‘Big Bang’s Lee Aronsohn Makes Feature Documentary Debut With ‘Magic Music’

"He is a very well-respected name in television known for Two and a Half Men, The Big Bang Theory and Murphy Brown, and now Lee Aronsohn can add documentary filmmaker to his repertoire. For Aronsohn’s documentary feature debut, he went back to his college days. He wrote, produced and directed 40 Years in the Making: The Magic Music Movie, which is about his quest to find out what happened to a well-known band that would play on the campus of his alma mater — the University of Colorado in Boulder — and then reunite them to play once again. Watch the exclusive first look at the film above.

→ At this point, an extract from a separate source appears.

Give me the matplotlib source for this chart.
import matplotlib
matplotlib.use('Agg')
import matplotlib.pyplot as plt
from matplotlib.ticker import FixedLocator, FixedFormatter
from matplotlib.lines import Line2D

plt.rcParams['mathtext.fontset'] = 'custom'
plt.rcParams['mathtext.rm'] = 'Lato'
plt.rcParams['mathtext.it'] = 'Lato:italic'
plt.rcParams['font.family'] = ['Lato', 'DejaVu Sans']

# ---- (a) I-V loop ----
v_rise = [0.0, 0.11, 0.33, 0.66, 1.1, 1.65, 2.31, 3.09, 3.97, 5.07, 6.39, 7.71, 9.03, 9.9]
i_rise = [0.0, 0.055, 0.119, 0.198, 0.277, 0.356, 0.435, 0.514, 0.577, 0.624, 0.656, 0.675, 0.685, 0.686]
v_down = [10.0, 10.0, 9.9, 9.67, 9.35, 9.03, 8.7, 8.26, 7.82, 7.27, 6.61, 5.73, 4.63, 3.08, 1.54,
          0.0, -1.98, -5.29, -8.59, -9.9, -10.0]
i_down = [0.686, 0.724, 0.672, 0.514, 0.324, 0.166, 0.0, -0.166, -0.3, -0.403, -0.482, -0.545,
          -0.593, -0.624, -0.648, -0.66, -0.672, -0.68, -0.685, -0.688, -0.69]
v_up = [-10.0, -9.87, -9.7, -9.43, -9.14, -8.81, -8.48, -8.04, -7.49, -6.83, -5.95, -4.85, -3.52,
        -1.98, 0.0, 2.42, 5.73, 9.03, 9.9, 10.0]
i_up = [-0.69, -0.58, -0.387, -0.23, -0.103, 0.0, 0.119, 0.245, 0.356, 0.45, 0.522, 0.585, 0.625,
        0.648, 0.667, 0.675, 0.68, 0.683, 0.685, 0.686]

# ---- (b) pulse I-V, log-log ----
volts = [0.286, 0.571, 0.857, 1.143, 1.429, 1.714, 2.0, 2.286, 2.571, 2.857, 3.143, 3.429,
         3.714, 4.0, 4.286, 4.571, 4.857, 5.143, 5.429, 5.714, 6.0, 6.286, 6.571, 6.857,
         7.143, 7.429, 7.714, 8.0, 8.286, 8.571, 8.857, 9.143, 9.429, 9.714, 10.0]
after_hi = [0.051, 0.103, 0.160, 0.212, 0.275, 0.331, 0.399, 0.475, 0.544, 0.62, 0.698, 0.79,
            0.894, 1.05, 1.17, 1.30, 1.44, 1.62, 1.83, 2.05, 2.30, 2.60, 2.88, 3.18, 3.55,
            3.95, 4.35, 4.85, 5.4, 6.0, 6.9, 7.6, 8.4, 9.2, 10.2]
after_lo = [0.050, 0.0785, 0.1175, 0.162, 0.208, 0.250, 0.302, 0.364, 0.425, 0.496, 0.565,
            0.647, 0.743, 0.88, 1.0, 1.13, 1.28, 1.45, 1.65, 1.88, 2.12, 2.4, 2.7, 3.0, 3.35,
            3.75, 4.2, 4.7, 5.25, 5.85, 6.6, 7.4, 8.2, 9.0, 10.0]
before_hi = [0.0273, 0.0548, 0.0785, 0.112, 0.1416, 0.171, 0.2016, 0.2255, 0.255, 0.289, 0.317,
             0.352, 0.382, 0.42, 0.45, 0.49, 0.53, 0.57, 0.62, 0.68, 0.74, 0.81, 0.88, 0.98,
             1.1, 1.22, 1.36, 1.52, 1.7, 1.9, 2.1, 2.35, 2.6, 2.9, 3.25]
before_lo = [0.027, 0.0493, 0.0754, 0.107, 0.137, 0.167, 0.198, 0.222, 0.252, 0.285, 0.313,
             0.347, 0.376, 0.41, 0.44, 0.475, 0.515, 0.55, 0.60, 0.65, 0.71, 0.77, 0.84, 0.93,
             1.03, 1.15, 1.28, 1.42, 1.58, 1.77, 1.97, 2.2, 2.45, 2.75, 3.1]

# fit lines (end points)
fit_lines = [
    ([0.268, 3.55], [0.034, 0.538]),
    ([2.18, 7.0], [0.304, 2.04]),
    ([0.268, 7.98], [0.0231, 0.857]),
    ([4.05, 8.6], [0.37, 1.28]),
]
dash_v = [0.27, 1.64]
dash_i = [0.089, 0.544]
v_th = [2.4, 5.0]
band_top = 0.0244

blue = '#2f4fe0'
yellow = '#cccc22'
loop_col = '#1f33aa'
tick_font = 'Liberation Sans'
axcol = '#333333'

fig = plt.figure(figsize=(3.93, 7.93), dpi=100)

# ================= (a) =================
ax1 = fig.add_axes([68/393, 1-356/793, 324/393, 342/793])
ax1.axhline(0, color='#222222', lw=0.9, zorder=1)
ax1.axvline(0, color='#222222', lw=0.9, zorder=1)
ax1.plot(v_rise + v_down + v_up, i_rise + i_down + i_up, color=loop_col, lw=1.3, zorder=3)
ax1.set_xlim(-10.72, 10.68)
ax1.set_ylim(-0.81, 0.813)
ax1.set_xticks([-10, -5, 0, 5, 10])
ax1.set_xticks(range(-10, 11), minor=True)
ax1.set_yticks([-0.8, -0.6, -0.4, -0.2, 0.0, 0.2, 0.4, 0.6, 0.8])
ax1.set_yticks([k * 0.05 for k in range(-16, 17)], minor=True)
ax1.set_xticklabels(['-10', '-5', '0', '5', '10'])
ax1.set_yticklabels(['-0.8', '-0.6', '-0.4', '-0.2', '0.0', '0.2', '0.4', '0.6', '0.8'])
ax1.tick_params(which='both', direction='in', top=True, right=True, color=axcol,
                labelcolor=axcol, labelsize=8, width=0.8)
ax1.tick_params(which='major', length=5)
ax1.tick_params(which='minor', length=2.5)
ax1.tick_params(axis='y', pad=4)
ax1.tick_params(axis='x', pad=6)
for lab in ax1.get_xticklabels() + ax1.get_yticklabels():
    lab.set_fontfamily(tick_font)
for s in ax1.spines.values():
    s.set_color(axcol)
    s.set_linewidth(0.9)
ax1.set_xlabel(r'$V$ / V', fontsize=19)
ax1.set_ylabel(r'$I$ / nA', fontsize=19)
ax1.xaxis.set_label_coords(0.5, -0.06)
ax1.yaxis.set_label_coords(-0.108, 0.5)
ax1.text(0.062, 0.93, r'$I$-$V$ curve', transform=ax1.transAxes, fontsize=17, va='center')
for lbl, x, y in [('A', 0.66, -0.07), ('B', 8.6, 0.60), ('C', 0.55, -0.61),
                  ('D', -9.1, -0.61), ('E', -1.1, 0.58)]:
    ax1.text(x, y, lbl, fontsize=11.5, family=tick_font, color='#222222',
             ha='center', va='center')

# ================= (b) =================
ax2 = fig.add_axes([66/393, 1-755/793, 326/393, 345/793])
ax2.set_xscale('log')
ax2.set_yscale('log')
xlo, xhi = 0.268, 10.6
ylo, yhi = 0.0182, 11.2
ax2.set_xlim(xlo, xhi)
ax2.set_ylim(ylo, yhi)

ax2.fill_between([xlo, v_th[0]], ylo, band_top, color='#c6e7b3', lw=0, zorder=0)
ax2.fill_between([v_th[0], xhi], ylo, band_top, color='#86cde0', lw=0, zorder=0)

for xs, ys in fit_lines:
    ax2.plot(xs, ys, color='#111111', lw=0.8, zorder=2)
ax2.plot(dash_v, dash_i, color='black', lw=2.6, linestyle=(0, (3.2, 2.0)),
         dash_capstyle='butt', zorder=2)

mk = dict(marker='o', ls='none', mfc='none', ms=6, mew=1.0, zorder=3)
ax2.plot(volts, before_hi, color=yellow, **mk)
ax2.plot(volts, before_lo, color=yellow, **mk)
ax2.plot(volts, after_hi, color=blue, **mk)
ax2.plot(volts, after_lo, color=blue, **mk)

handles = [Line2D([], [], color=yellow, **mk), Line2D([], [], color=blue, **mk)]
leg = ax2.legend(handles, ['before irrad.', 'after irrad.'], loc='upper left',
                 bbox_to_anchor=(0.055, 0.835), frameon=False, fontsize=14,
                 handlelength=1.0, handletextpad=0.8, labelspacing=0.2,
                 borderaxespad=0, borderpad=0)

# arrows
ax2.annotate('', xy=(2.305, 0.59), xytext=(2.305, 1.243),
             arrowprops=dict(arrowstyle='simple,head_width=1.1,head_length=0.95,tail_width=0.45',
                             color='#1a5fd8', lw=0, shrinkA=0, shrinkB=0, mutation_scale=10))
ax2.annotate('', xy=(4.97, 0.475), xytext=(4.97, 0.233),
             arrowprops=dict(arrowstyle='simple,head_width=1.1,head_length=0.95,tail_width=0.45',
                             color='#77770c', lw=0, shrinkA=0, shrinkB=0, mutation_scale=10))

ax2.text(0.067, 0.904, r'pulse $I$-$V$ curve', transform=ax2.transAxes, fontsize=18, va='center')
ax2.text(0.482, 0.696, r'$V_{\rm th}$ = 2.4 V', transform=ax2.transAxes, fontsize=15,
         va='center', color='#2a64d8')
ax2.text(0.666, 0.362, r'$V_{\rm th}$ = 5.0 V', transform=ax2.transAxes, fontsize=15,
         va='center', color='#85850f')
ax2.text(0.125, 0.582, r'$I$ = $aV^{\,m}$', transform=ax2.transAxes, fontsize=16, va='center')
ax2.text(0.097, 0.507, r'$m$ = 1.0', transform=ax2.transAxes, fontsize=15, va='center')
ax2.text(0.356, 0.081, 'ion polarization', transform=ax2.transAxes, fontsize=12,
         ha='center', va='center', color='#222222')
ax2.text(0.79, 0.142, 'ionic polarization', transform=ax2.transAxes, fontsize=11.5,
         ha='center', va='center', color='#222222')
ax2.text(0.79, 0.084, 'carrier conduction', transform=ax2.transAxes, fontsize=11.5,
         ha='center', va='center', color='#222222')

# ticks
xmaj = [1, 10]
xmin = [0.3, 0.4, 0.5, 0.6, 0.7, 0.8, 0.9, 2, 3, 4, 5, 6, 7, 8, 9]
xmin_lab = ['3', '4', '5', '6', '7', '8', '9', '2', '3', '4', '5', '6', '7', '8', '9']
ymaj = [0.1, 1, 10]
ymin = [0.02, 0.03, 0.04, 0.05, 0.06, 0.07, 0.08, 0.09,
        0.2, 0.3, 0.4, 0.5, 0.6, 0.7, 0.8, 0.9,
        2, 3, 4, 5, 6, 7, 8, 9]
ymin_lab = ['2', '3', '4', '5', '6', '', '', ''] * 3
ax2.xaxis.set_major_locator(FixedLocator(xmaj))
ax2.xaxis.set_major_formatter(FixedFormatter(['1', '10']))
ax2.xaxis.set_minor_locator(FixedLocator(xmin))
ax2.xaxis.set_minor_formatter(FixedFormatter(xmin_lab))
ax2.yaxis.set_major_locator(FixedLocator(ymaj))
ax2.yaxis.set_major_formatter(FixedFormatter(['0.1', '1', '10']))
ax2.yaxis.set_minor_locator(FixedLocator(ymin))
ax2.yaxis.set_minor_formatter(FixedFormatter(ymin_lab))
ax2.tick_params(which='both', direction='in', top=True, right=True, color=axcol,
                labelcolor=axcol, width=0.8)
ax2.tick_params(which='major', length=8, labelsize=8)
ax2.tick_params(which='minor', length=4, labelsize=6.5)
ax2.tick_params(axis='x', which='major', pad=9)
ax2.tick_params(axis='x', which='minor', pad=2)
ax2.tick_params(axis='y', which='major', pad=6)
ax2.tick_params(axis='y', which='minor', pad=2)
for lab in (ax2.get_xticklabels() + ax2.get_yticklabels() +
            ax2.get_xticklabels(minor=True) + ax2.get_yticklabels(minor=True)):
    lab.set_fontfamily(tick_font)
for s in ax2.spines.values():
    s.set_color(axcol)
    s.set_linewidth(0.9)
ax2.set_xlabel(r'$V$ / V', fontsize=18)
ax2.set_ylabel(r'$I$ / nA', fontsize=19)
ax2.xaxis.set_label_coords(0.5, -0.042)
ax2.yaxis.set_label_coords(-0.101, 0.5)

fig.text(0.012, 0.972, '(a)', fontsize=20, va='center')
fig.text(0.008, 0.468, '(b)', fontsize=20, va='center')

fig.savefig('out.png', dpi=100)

The film, he told Deadline, took him 2 1/2 years to make. “The first person I found of the group was Chris Daniels because he was still very active in music in the area. He has a band, Chris Daniels and the Kings.” After that, Aronsohn would find the rest of the band, one by one. “Part of the film is about bringing one of the estranged band members back into the fold,” he said. The title, 40 Years in the Making was “because I met the band in 1972. They were a bunch of hippies, they were musicians, and they would pass the hat. Then they kinda disappeared. I had all these songs in my head, and so when I stepped out of television and was thinking what I wanted to do next, it occurred to me to find out what happened to Magic Music.”

The band played all over the Midwest, doing small shows and building a loyal following. It seemed that Magic Music was just ready to take off when the band broke up.

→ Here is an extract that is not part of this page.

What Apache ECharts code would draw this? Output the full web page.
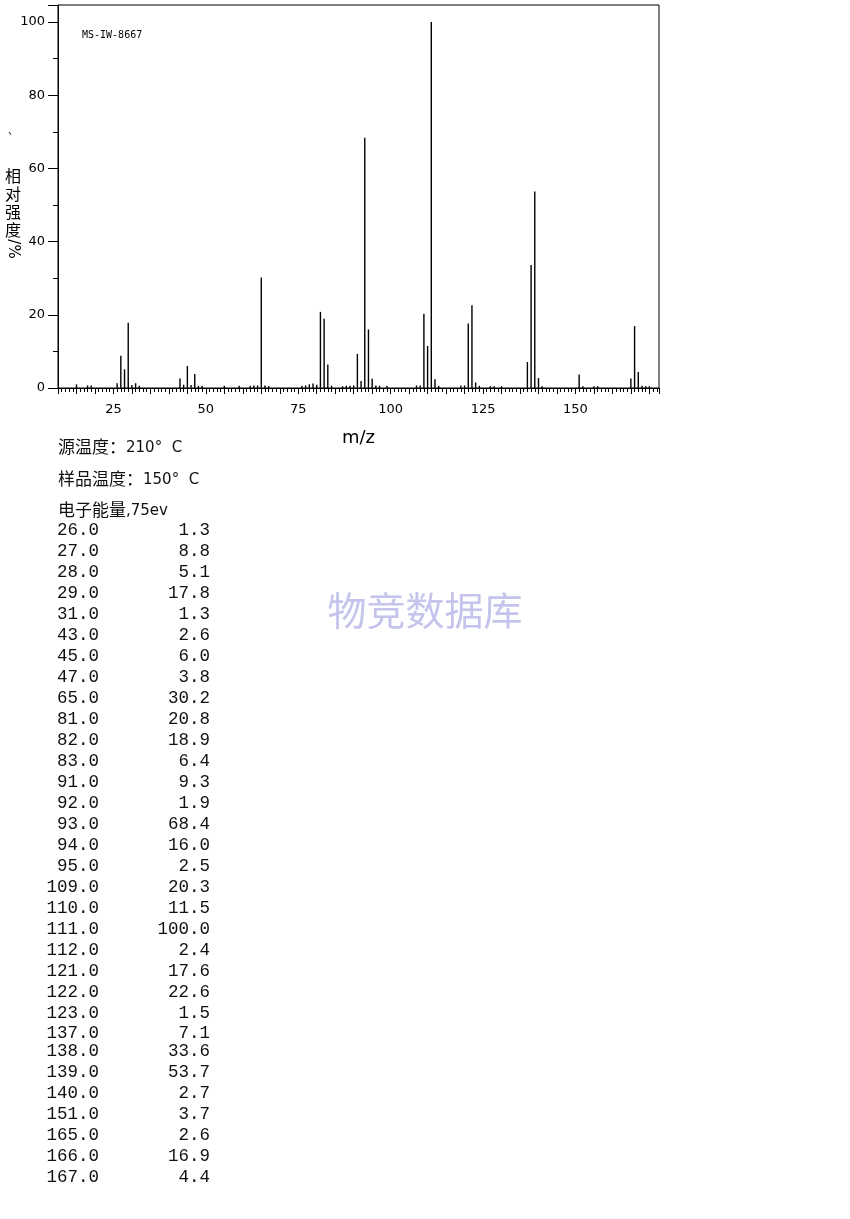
<!DOCTYPE html>
<html>
<head>
<meta charset="utf-8">
<script src="https://cdn.jsdelivr.net/npm/echarts@6/dist/echarts.min.js"></script>
<style>
html,body{margin:0;padding:0;background:#fff;}
#chart{width:850px;height:1219px;}
</style>
</head>
<body>
<div id="chart"></div>
<script>
// Listed peaks (m/z, relative intensity %)
const peakMz = [26,27,28,29,31,43,45,47,65,81,82,83,91,92,93,94,95,109,110,111,112,121,122,123,137,138,139,140,151,165,166,167];
const peakInt = [1.3,8.8,5.1,17.8,1.3,2.6,6.0,3.8,30.2,20.8,18.9,6.4,9.3,1.9,68.4,16.0,2.5,20.3,11.5,100.0,2.4,17.6,22.6,1.5,7.1,33.6,53.7,2.7,3.7,2.6,16.9,4.4];
// Small unlisted peaks visible along the baseline (estimated)
const smallMz = [15,18,19,30,32,44,46,48,49,55,59,62,63,64,66,67,76,77,78,79,80,84,87,88,89,90,96,97,99,107,108,113,119,120,124,127,128,130,141,152,155,156,168,169,170];
const smallInt = [1.0,0.7,0.7,0.8,0.6,0.9,0.8,0.6,0.6,0.6,0.6,0.6,0.7,0.7,0.7,0.5,0.6,0.7,1.0,1.2,0.9,0.6,0.5,0.6,0.6,0.7,0.7,0.6,0.6,0.7,0.7,0.6,0.7,0.7,0.6,0.5,0.5,0.5,0.5,0.5,0.5,0.5,0.6,0.5,0.5];
// Text lines: [CJK part, Latin part]
const sampleId = 'MS-IW-8667';
const headerCjk = ['源温度：', '样品温度：', '电子能量'];
const headerLatin = ['210°  C', '150°  C', ',75ev'];
const yNameChars = ['相', '对', '强', '度'];
const yNameTail = '/%';
const watermark = '物竞数据库';

const chart = echarts.init(document.getElementById('chart'), null, {renderer: 'canvas'});

const barData = [];
peakMz.forEach((m, i) => barData.push([m, peakInt[i]]));
smallMz.forEach((m, i) => barData.push([m, smallInt[i]]));

const graphics = [];
// sample id
graphics.push({type: 'text', style: {x: 82, y: 35, text: sampleId, font: '10px "DejaVu Sans Mono"', fill: '#000', textVerticalAlign: 'middle'}});
// y axis name (vertical)
graphics.push({type: 'text', style: {x: 13, y: 130, text: '、', font: '10px "Noto Sans CJK SC"', fill: '#000', textAlign: 'center', textVerticalAlign: 'middle'}});
yNameChars.forEach((c, i) => {
  graphics.push({type: 'text', style: {x: 13, y: 176 + i * 18, text: c, font: '16px "Noto Sans CJK SC"', fill: '#000', textAlign: 'center', textVerticalAlign: 'middle'}});
});
graphics.push({type: 'text', x: 13, y: 249, rotation: -Math.PI / 2, style: {x: 0, y: 0, text: yNameTail, font: '15px "DejaVu Sans"', fill: '#000', textAlign: 'center', textVerticalAlign: 'middle'}});
// header lines (CJK + Latin parts)
headerCjk.forEach((t, i) => {
  const y = [447, 479, 510][i];
  graphics.push({type: 'text', style: {x: 58, y: y, text: t, font: '17px "Noto Sans CJK SC"', fill: '#111', textVerticalAlign: 'middle'}});
  graphics.push({type: 'text', style: {x: 58 + t.length * 17, y: y + 1, text: headerLatin[i], font: '15px "DejaVu Sans"', fill: '#111', textVerticalAlign: 'middle'}});
});
// peak table
const rowY = [530,551,572,593,614,635,656,677,698,719,740,761,782,803,824,845,866,887,908,929,950,971,992,1013,1033,1051,1072,1093,1114,1135,1156,1177];
peakMz.forEach((m, i) => {
  graphics.push({type: 'text', style: {x: 99, y: rowY[i], text: m.toFixed(1), font: '17.5px "Liberation Mono"', fill: '#111', textAlign: 'right', textVerticalAlign: 'middle'}});
  graphics.push({type: 'text', style: {x: 210, y: rowY[i], text: peakInt[i].toFixed(1), font: '17.5px "Liberation Mono"', fill: '#111', textAlign: 'right', textVerticalAlign: 'middle'}});
});
// watermark
graphics.push({type: 'text', style: {x: 425, y: 610, text: watermark, font: '39px "Noto Sans CJK SC"', fill: '#c4c4ec', textAlign: 'center', textVerticalAlign: 'middle'}});

const option = {
  animation: false,
  backgroundColor: '#fff',
  grid: {left: 58, top: 5, width: 601, height: 383, show: true, borderColor: '#000', borderWidth: 1, backgroundColor: 'transparent'},
  xAxis: [{
    type: 'value', min: 10, max: 10 + 601 / 3.696, interval: 5,
    name: 'm/z', nameLocation: 'middle', nameGap: 41,
    nameTextStyle: {fontFamily: 'DejaVu Sans', fontSize: 18, color: '#000'},
    axisLine: {lineStyle: {color: '#000', width: 1}},
    axisTick: {length: 6, lineStyle: {color: '#000'}},
    minorTick: {show: true, splitNumber: 5, length: 4, lineStyle: {color: '#000'}},
    splitLine: {show: false},
    axisLabel: {margin: 15, fontFamily: 'DejaVu Sans', fontSize: 13, color: '#000', showMaxLabel: false,
      formatter: v => (v % 25 === 0 ? String(v) : '')}
  }],
  yAxis: {
    type: 'value', min: 0, max: 383 / 3.66, interval: 20,
    axisLine: {show: true, lineStyle: {color: '#000', width: 1}},
    axisTick: {show: true, length: 10, lineStyle: {color: '#000'}},
    minorTick: {show: true, splitNumber: 2, length: 5, lineStyle: {color: '#000'}},
    splitLine: {show: false},
    axisLabel: {margin: 13, fontFamily: 'DejaVu Sans', fontSize: 13, color: '#000', showMaxLabel: false,
      formatter: v => (v % 20 === 0 ? String(v) : '')}
  },
  series: [{
    type: 'bar', data: barData, barWidth: 1.4, itemStyle: {color: '#000'}, silent: true
  }],
  graphic: graphics
};
chart.setOption(option);
</script>
</body>
</html>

As the film came together, Aronsohn said he realized that the film turned out to not only be about their journey but all of them from that 1970s generation. “It was an adventure,” he said. The music in the documentary came from the band itself from its 1970-75 heyday. “It actually turned out that they did demos and had an aborted album, so the film is scored exclusively with their vintage music,” which features the tablas they used instead of drums.

The film will have its world premiere screening at the upcoming Woodstock Film Festival on October 15 followed by a West Coast premiere at the Napa Valley Film Festival on November 11, which will also include a rare live performance of the original 1970s jam band."